Кутузов нашел позицию при Царево-Займище неудобною и приказал отступить к селу Бородину, в 10 верстах от Можайска. Едва ли он надеялся остановить стремление завоевателя к Москве, в виду явного численного превосходства его армии, но он чувствовал невозможность отдать Москву без боя: его требовала армия и вся Россия. 23 августа русская армия пришла на Бородинскую позицию и расположилась на пятиверстном пространстве от селения Утицы на старой Московской дороге до села Беззубова. В центре позиции было село Бородино, а позади его, за рекой Колочей, находился высокий холм, наскоро укрепленный и названный курганом Раевского. Невдалеке от него, в деревне Горках, поставлены были батареи. От Бородина до Беззубова расположен был правый фланг русской армии; левый, прикрытый течением реки Колочи, редутами у села Семеновского тянулся до самой Утицы. 24 августа Наполеон подошел к нашей позиции, занял Шевардинский редут находившийся впереди нашего левого фланга и остановился, видя готовность русских принять бой. В успехе его Наполеон не сомневался: у него было до 170 000, а у Кутузова — всего 113 000 человек, считая в том числе 15 000 рекрутов и свыше 10 000 только что прибывшего к армии Московского ополчения.
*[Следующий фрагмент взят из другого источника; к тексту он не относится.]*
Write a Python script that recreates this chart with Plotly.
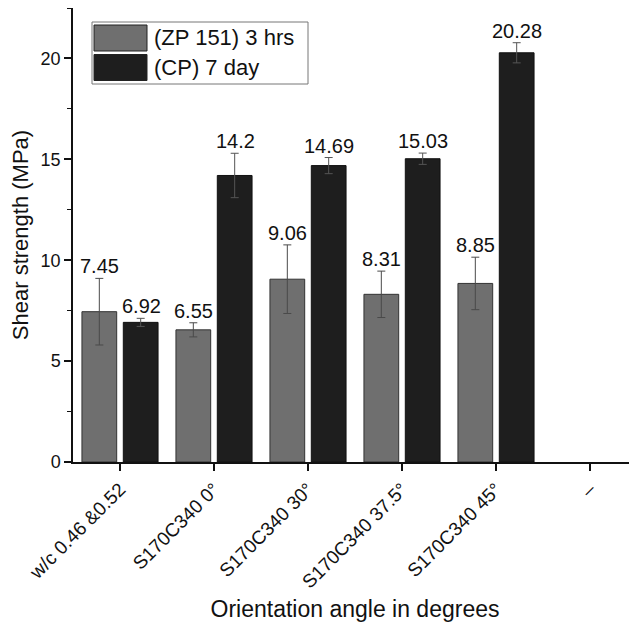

День 25 августа прошел у обеих сторон в приготовлениях к битве. Подобно своему вождю, французы радовались предстоящему сражению, последствием которого, по их мнению, — занятие Москвы, заключение мира и конец всем тягостям и лишениям похода. Уверенные в победе, французы провели день шумно и весело. В русском лагере готовились к бою молчаливо, сосредоточенно. Готовились к бою, как к суду Божию, зная, что предстоит или умереть, или спасти отечество. Многие отказывались от своей чарки водки, говоря: «не к тому готовимся, не такой завтра день». На случай смерти солдаты надели белые рубашки. Кутузов велел пронести по рядам армии икону Смоленской Божией Матери. Сто тысяч человек падало пред ней на колени, повторяя слова священной песни: «Заступница усердная» и «Взбранной Воеводе победительная»… Спешно заканчивали работы по укреплению редутов и батарей.
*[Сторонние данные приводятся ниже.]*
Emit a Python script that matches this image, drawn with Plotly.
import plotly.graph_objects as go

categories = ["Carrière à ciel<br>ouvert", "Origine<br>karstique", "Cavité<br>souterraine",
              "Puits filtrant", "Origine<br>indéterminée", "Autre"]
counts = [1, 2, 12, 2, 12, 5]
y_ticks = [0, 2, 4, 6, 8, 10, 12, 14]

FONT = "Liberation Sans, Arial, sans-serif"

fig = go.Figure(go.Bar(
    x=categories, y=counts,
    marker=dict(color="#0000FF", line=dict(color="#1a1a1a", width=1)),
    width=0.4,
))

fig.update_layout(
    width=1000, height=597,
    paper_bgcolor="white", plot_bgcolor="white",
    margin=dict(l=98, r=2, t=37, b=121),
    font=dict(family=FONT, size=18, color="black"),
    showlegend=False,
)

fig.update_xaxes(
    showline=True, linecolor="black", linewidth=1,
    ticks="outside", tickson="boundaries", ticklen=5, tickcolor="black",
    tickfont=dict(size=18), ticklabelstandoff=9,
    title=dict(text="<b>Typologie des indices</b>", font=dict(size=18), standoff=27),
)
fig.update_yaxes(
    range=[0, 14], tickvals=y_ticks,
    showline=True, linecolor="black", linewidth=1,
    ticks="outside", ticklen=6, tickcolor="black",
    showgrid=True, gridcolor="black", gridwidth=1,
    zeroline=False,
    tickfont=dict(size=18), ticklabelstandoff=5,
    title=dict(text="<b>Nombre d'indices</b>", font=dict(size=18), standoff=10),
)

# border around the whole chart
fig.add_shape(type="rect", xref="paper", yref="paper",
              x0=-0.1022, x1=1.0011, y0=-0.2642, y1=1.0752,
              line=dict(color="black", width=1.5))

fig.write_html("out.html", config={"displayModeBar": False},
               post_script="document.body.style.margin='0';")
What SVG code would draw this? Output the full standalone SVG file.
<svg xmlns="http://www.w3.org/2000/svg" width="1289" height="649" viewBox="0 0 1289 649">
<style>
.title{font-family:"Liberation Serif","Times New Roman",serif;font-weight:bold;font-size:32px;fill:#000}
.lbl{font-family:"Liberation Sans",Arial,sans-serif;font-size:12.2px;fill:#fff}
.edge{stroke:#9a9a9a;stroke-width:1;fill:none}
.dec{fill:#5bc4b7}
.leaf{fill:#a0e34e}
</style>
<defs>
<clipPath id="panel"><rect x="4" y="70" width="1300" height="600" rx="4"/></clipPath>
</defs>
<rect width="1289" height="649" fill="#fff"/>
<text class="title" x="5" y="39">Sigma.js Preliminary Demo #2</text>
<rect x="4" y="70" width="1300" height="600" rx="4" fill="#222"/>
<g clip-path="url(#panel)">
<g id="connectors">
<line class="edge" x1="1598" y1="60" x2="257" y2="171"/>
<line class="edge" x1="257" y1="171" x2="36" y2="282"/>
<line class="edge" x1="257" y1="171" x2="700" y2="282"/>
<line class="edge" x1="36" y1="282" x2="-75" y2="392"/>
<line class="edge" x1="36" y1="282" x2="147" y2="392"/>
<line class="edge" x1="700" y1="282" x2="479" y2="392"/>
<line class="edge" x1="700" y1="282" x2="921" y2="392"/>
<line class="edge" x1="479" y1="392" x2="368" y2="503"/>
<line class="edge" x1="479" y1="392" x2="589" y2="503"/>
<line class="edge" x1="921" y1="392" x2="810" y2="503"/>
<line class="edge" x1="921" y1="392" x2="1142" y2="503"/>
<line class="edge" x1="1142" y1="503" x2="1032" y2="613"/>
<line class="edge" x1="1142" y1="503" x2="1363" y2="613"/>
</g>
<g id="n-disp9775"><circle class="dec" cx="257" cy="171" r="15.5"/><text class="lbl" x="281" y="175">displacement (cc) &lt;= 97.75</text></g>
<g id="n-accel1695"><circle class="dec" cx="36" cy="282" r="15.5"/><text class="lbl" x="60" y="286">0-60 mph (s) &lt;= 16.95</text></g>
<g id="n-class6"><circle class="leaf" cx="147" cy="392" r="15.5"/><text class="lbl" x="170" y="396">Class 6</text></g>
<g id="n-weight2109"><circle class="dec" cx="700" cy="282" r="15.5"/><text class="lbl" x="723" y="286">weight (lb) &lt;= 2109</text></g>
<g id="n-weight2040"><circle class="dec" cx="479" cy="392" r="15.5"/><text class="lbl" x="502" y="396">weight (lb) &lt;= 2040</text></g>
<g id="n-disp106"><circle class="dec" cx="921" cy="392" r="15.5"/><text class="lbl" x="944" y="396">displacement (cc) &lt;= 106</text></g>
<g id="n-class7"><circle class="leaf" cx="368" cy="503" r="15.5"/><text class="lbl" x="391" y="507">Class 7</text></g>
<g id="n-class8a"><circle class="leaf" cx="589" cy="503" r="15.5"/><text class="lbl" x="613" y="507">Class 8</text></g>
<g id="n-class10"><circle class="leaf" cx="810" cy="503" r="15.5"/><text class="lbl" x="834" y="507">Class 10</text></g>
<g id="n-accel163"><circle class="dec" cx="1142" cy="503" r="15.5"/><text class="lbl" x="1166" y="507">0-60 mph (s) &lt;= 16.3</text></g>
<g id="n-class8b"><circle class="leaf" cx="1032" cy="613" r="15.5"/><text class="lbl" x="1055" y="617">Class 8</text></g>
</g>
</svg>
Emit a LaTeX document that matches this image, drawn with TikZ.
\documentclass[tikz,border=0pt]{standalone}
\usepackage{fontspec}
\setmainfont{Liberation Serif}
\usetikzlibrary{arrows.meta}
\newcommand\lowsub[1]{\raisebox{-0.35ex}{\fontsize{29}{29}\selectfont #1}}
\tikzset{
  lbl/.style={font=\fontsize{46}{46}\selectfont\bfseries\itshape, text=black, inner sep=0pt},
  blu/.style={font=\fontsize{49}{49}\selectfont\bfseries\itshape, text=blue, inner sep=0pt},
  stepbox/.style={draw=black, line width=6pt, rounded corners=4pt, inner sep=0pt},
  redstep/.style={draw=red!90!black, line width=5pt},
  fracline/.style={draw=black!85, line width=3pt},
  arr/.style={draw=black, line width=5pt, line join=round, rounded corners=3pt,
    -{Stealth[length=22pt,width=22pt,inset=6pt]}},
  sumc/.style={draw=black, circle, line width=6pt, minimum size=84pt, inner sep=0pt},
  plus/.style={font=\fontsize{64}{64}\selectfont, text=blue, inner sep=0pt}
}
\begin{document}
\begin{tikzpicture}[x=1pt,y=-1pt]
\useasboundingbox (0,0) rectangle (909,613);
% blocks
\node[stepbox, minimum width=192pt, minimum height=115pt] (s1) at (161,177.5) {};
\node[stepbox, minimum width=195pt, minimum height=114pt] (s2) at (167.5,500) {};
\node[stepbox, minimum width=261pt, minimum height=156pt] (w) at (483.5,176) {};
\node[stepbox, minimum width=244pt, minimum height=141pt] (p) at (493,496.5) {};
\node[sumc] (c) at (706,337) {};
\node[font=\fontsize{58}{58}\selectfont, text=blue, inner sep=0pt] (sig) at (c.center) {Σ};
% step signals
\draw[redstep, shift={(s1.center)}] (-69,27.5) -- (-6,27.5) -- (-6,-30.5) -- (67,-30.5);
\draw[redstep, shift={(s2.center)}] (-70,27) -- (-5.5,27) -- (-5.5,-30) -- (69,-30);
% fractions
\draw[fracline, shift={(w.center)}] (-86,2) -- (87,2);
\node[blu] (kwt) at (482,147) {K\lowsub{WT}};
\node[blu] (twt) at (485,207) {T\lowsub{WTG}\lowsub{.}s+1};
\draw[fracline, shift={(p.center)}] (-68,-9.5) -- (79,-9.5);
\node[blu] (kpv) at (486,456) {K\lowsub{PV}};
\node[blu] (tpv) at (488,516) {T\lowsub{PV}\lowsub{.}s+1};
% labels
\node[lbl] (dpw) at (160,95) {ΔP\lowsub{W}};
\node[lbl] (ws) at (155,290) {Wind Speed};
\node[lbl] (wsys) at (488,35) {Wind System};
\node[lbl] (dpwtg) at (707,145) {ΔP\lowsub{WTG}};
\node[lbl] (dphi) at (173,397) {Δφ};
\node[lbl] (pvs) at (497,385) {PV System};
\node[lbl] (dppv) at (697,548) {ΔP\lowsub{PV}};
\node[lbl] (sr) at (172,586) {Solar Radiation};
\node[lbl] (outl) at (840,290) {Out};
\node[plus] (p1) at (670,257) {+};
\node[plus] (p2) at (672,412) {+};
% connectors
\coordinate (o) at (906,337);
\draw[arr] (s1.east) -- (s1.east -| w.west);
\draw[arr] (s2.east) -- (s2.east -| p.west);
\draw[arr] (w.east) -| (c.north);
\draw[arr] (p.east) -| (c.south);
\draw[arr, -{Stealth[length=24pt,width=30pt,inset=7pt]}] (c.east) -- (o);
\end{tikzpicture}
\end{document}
На рассвете 26 августа Наполеон вышел из палатки и, видя восходящее солнце, воскликнул: «вот солнце Аустерлица!» Вслед затем французской армии прочитано было следующее воззвание Наполеона: «Настало желанное вами сражение! Победа зависит от вас; она нам нужна и доставит изобилие, спокойные квартиры и скорое возвращение в отечество. Действуйте так, как вы действовали при Аустерлице, Фридланде, Витебске, Смоленске, и самое позднее потомство с гордостью будет говорить о подвигах ваших; да скажут о вас: и он был в великой битве под стенами Москвы!» Князь Кутузов не сделал никакого воззвания к войскам: русские отчетливо сознавали важность минуты, пред величием которой должно было умолкнуть всякое красноречие.
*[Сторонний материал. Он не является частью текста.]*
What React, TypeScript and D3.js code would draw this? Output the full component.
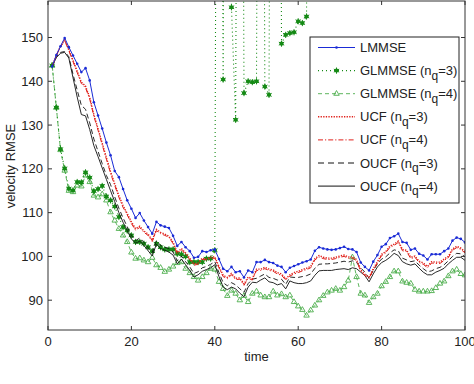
import React from 'react';
import * as d3 from 'd3';

const lmmse = [
  143.4,146,148,149.9,147.8,145.9,144,142.1,143,140.2,
  135.2,132.2,129.2,126,123.1,119.5,118.1,115.4,112.8,110.9,
  108.8,109.9,108.2,106.7,105.2,107.9,107.1,106.8,106.5,104.7,
  102.4,103.3,102.1,101.2,99.7,99.9,101.2,101,101.4,101.6,
  99.4,97.2,96.6,97.6,96.4,96.6,95.2,96.8,96.4,98.7,
  98.7,99.2,98.7,98.5,97.9,97.6,96.4,97.4,97.8,98.2,
  98.6,98.9,99.3,101.3,102.1,101.8,101.6,101.5,101.6,101.9,
  102.2,101.7,101.6,101,98.6,97.6,96.8,98.8,100.3,102.2,
  102.8,104.2,104.6,105.2,103.3,103.1,101.5,101.8,100.6,100.2,
  99.3,100.5,100.5,100.5,101.2,101.8,103.6,104.3,104,103.2,
];

const glmmse3 = [
  143.6,134,124.5,120.1,115.5,115.1,117,116.9,119.2,118,
  114.9,115.4,116.1,113.7,112.8,111.4,109,106.7,105.9,104.8,
  103.3,103.3,102.9,102.1,101.2,102.9,102.1,101.6,101.6,101.6,
  100.6,100.5,100,98.7,98.7,98.7,98.7,99.5,99.5,101.4,
  400,140.4,400,156.9,131.2,400,137.3,140,139.8,140,
  400,138.8,136.9,400,400,148.6,150.6,151,151.2,153.7,
  153.3,154.8,400,
];

const glmmse4 = [
  143.6,134,124.3,119.6,115,114.7,116.2,116,118.5,117,
  113.9,113.5,114.2,112.8,110.1,108.2,106.3,104.8,103.3,100.9,
  99.5,99.6,99.1,98.7,99.7,98,97.4,96.5,97,97.7,
  98.5,98.7,97.2,96.2,95.3,94.5,95.3,96.2,97.2,97,
  94.2,92.6,91,92.2,91.5,90,91,89.6,91.5,92,
  91.1,90.7,90.7,92,91.1,91.4,90.7,91.1,89.6,88.6,
  87.8,86.5,87.7,88.8,90,91,91.8,92.2,92.6,92.2,
  93,94.5,99.8,95.3,91.5,91.1,89.4,90.7,91.5,93.2,
  94.2,95.3,96.6,96.6,94.3,94,93.8,92.4,92,92,
  92,92.1,92.8,93.8,94.3,95.5,96.6,97,96,95.7,
];

const ucf3 = [
  143.4,145.9,148,149.5,147.2,144.8,142.3,139.8,138.9,136.3,
  132.4,129.2,125.9,122.6,119.4,116.6,113.9,111.6,109.8,107.9,
  106.3,106.9,105.8,105.1,103.7,106.2,105.5,105.1,104.6,103.2,
  100.9,101.8,100.8,99.6,98.3,98.5,99.6,99.4,99.8,99.9,
  97.7,95.7,95.2,96.1,95,95.1,93.7,95.3,94.9,97.1,
  97.1,97.5,97.1,96.9,96.3,96,94.9,95.8,96.3,96.6,
  97,97.3,97.7,99.5,100.2,99.8,99.6,99.6,99.8,100.1,
  100.3,99.9,99.9,99.3,96.9,95.9,95.3,97.2,98.8,100.5,
  101.1,102.4,102.8,103.5,101.6,101.4,99.8,100.1,98.9,98.5,
  97.7,98.8,98.7,98.7,99.4,100,101.7,102.3,101.9,101.1,
];

const ucf4 = [
  143.4,145.8,147.8,149.3,147,144.5,142,139.5,138.5,136,
  132,128.8,125.5,122.2,119,116.2,113.5,111.2,109.5,107.5,
  106,106.6,105.5,104.8,103.4,105.9,105.2,104.8,104.4,102.9,
  100.6,101.5,100.5,99.3,98,98.2,99.3,99.2,99.5,99.6,
  97.4,95.4,94.9,95.8,94.7,94.8,93.4,95,94.6,96.8,
  96.8,97.2,96.8,96.6,96,95.7,94.6,95.5,96,96.3,
  96.7,97,97.4,99.2,99.9,99.5,99.3,99.3,99.5,99.8,
  100,99.6,99.6,99,96.6,95.6,95,96.9,98.5,100.2,
  100.8,102.1,102.5,103.2,101.3,101.1,99.5,99.8,98.6,98.2,
  97.4,98.5,98.4,98.4,99.1,99.7,101.4,102,101.6,100.8,
];

const oucf3 = [
  143.4,145.6,146.6,146.8,145.6,141.6,138,134.5,133.6,130.5,
  126.8,124,121.2,118.5,116.4,113.6,111,108.8,106.8,104.8,
  103.6,104.2,103.2,102,100.9,103.6,102.5,102.1,101.8,101,
  99,100.1,98.8,97.6,96.1,96.5,97.4,97.7,98.2,98.8,
  96.3,94,93.3,94,93.5,92.6,91.8,93.8,94.8,95,
  95.5,96,95.2,95,94.6,94.8,93.6,95.3,95.2,95.2,
  95.4,95.6,96,97.3,98.2,98.3,98.3,98.4,98.5,98.7,
  98.9,98.7,99,98.6,97.4,96.4,95,96.8,98.3,99.4,
  99.9,100.8,101.5,101.3,99.6,99.2,98.8,99,98,97.2,
  96.5,96.7,97.2,97.5,98.1,99,100,100.7,100.6,99.9,
];

const oucf4 = [
  143.4,145.4,146.4,146.6,145.3,140.8,136.4,132.4,132.1,129,
  125.3,122.8,120.2,117.6,115,112.5,110,107.8,105.9,104,
  103,103.5,102.5,101.3,100.1,102.8,101.8,101.4,101,100.3,
  98.3,99.4,98.1,96.8,95.3,95.8,96.6,97,97.4,98.1,
  95.4,93,92.4,93,92.6,91.6,90.8,93,94.1,94,
  94.6,95.1,94.2,94,93.5,93.8,92.6,94.4,94,93.8,
  93.8,94,94.4,95.7,96.7,96.8,96.8,96.8,97,97.1,
  97.2,97,97.4,97.2,96.4,95.6,94.2,96,97.6,98.6,
  99.1,99.8,100.7,100.2,98.8,98.3,98,98.3,97.3,96.4,
  95.8,95.8,96.4,96.8,97.3,98.3,99.1,99.8,99.8,99.1,
];

const xTicks = [0, 20, 40, 60, 80, 100];
const yTicks = [90, 100, 110, 120, 130, 140, 150];

const legendNames = ['LMMSE', 'GLMMSE', 'GLMMSE', 'UCF', 'UCF', 'OUCF', 'OUCF'];
const legendNq = ['', '3', '4', '3', '4', '3', '4'];

const BLUE = '#1a2bd6';
const GREEN3 = '#158a15';
const GREEN4 = '#4cae4c';
const RED = '#e0201a';
const BLACK = '#111';

const FONT = '"Liberation Sans", Arial, Helvetica, sans-serif';

export default function App() {
  const W = 474, H = 384;
  const L = 48, R = 465, T = 1, B = 330;
  const x = d3.scaleLinear().domain([0, 100]).range([L, R]);
  const y = d3.scaleLinear().domain([90, 150]).range([300.2, 37.5]);

  const mk = (arr: (number | null)[]) =>
    arr.map((v, i) => ({ t: i + 1, v }));
  const line = d3
    .line<{ t: number; v: number | null }>()
    .defined((d) => d.v != null)
    .x((d) => x(d.t))
    .y((d) => y(d.v as number));

  const series = [
    { key: 'g4', data: mk(glmmse4), color: GREEN4, dash: '4,3', width: 0.9, marker: 'tri' },
    { key: 'g3', data: mk(glmmse3), color: GREEN3, dash: '1,3', width: 1.1, marker: 'star' },
    { key: 'o4', data: mk(oucf4), color: BLACK, dash: null, width: 0.9, marker: null },
    { key: 'o3', data: mk(oucf3), color: BLACK, dash: '5,3', width: 0.9, marker: null },
    { key: 'u4', data: mk(ucf4), color: RED, dash: '5,2,1.2,2', width: 1, marker: null },
    { key: 'u3', data: mk(ucf3), color: RED, dash: '1.3,1.3', width: 1.4, marker: null },
    { key: 'lm', data: mk(lmmse), color: BLUE, dash: null, width: 1, marker: 'dot' },
  ];

  const triPath = d3.symbol(d3.symbolTriangle, 13)();
  const astPath = d3.symbol(d3.symbolAsterisk, 26)();

  const marker = (type: string | null, cx: number, cy: number, color: string, k: string) => {
    if (type === 'dot') return <circle key={k} cx={cx} cy={cy} r={1.3} fill={color} />;
    if (type === 'tri')
      return (
        <path key={k} d={triPath as string} transform={`translate(${cx},${cy})`} fill="none" stroke={color} strokeWidth={0.9} />
      );
    if (type === 'star')
      return (
        <g key={k} transform={`translate(${cx},${cy})`}>
          <circle r={2.1} fill={color} />
          <path d={astPath as string} stroke={color} strokeWidth={1} fill="none" />
        </g>
      );
    return null;
  };

  const legendStyles = [
    { color: BLUE, dash: null, width: 1, marker: 'dot' },
    { color: GREEN3, dash: '1,3', width: 1.1, marker: 'star' },
    { color: GREEN4, dash: '4,3', width: 0.9, marker: 'tri' },
    { color: RED, dash: '1.3,1.3', width: 1.6, marker: null },
    { color: RED, dash: '5,2,1.2,2', width: 1, marker: null },
    { color: BLACK, dash: '6,4', width: 1, marker: null },
    { color: BLACK, dash: null, width: 1, marker: null },
  ];
  const legX = 310, legY = 37, legW = 149, legH = 166;
  const rowY = (i: number) => 47.5 + i * 23.1;

  return (
    <svg width={W} height={H} style={{ position: 'absolute', left: 0, top: 0, background: '#fff' }} fontFamily={FONT}>
      <defs>
        <clipPath id="plot">
          <rect x={L} y={T} width={R - L} height={B - T} />
        </clipPath>
      </defs>
      <rect x={0} y={0} width={W} height={H} fill="#fff" />
      <g clipPath="url(#plot)">
        {series.map((s) => (
          <g key={s.key}>
            <path
              d={line(s.data) as string}
              fill="none"
              stroke={s.color}
              strokeWidth={s.width}
              strokeDasharray={s.dash ?? undefined}
            />
            {s.marker &&
              s.data
                .filter((d) => d.v != null)
                .map((d, i) => marker(s.marker, x(d.t), y(d.v as number), s.color, `${s.key}${i}`))}
          </g>
        ))}
      </g>
      {/* frame */}
      <rect x={L} y={T} width={R - L} height={B - T} fill="none" stroke="#333" strokeWidth={1} />
      {/* x ticks */}
      {xTicks.map((t) => (
        <g key={`xt${t}`}>
          <line x1={x(t)} x2={x(t)} y1={B} y2={B - 4} stroke="#333" />
          <line x1={x(t)} x2={x(t)} y1={T} y2={T + 4} stroke="#333" />
          <text x={x(t)} y={346} fontSize={13} textAnchor="middle" fill="#222">
            {t}
          </text>
        </g>
      ))}
      {yTicks.map((t) => (
        <g key={`yt${t}`}>
          <line x1={L} x2={L + 4} y1={y(t)} y2={y(t)} stroke="#333" />
          <line x1={R} x2={R - 4} y1={y(t)} y2={y(t)} stroke="#333" />
          <text x={43} y={y(t) + 4.6} fontSize={13} textAnchor="end" fill="#222">
            {t}
          </text>
        </g>
      ))}
      <text x={(L + R) / 2} y={361} fontSize={13} textAnchor="middle" fill="#222">
        time
      </text>
      <text
        transform={`translate(15,${166}) rotate(-90)`}
        fontSize={13}
        textAnchor="middle"
        fill="#222"
      >
        velocity RMSE
      </text>
      {/* legend */}
      <rect x={legX} y={legY} width={legW} height={legH} fill="#fff" stroke="#222" strokeWidth={1} />
      {legendNames.map((name, i) => {
        const st = legendStyles[i];
        const ly = rowY(i);
        return (
          <g key={`lg${i}`}>
            <line
              x1={318}
              x2={355}
              y1={ly}
              y2={ly}
              stroke={st.color}
              strokeWidth={st.width}
              strokeDasharray={st.dash ?? undefined}
            />
            {marker(st.marker, 336.5, ly, st.color, `lm${i}`)}
            <text x={360} y={ly + 4.5} fontSize={13} fill="#222">
              {legendNq[i] ? (
                <>
                  {name} (n
                  <tspan dy={4.5} fontSize={12}>q</tspan>
                  <tspan dy={-4.5}>={legendNq[i]})</tspan>
                </>
              ) : (
                name
              )}
            </text>
          </g>
        );
      })}
    </svg>
  );
}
Трудно описать подробности Бородинского боя. На небольшом сравнительно пространстве упорно, с ожесточением, бились с раннего утра до вечера более 200 тысяч человек, и более 1000 орудий извергали картечь и ядра на сражающихся. Это была величайшая из битв, бывших со времени изобретения пороха. Наполеон сам говорил впоследствии: «Из всех моих сражений самое ужасное то, которое дал я под Москвою. Французы в нем показали себя достойными одержать победу, а русские стяжали право быть непобедимыми».
Большую часть своих войск Наполеон сосредоточил против нашего левого фланга, которым командовал князь Багратион. Главная атака произведена была на фланги у села Семеновского. Но ни губительный огонь, ни жестокие нападения неприятельских густых пехотных и кавалерийских колонн, сменявших друг друга и предводимых лучшими полководцами Наполеона: Неем, Даву, Мюратом и Жюно, не могли поколебать стойкости русских воинов. В пылу сражения дивизия графа Воронцова была почти вся уничтожена: неся страшные потери, русские смыкали свои ряды и умирали, не трогаясь с места. Наполеон приказал тогда сосредоточить против войск Багратиона до 400 орудий и открыть по ним огонь на самом близком расстоянии; вслед затем двинул на них новые колонны своих войск. Но русские ударили на них в штыки, и начался страшный рукопашный бой, в котором перемешались русские и французы. В этот момент смертельно ранен был и князь Багратион. Тогда русские войска отошли, заняв позицию у самого села Семеновского, и здесь уже ни шагу не уступали французам. На смену Багратиону, Кутузов прислал Дохтурова, который холоднокровно распоряжался боем, сидя на барабане, под неприятельскими ядрами.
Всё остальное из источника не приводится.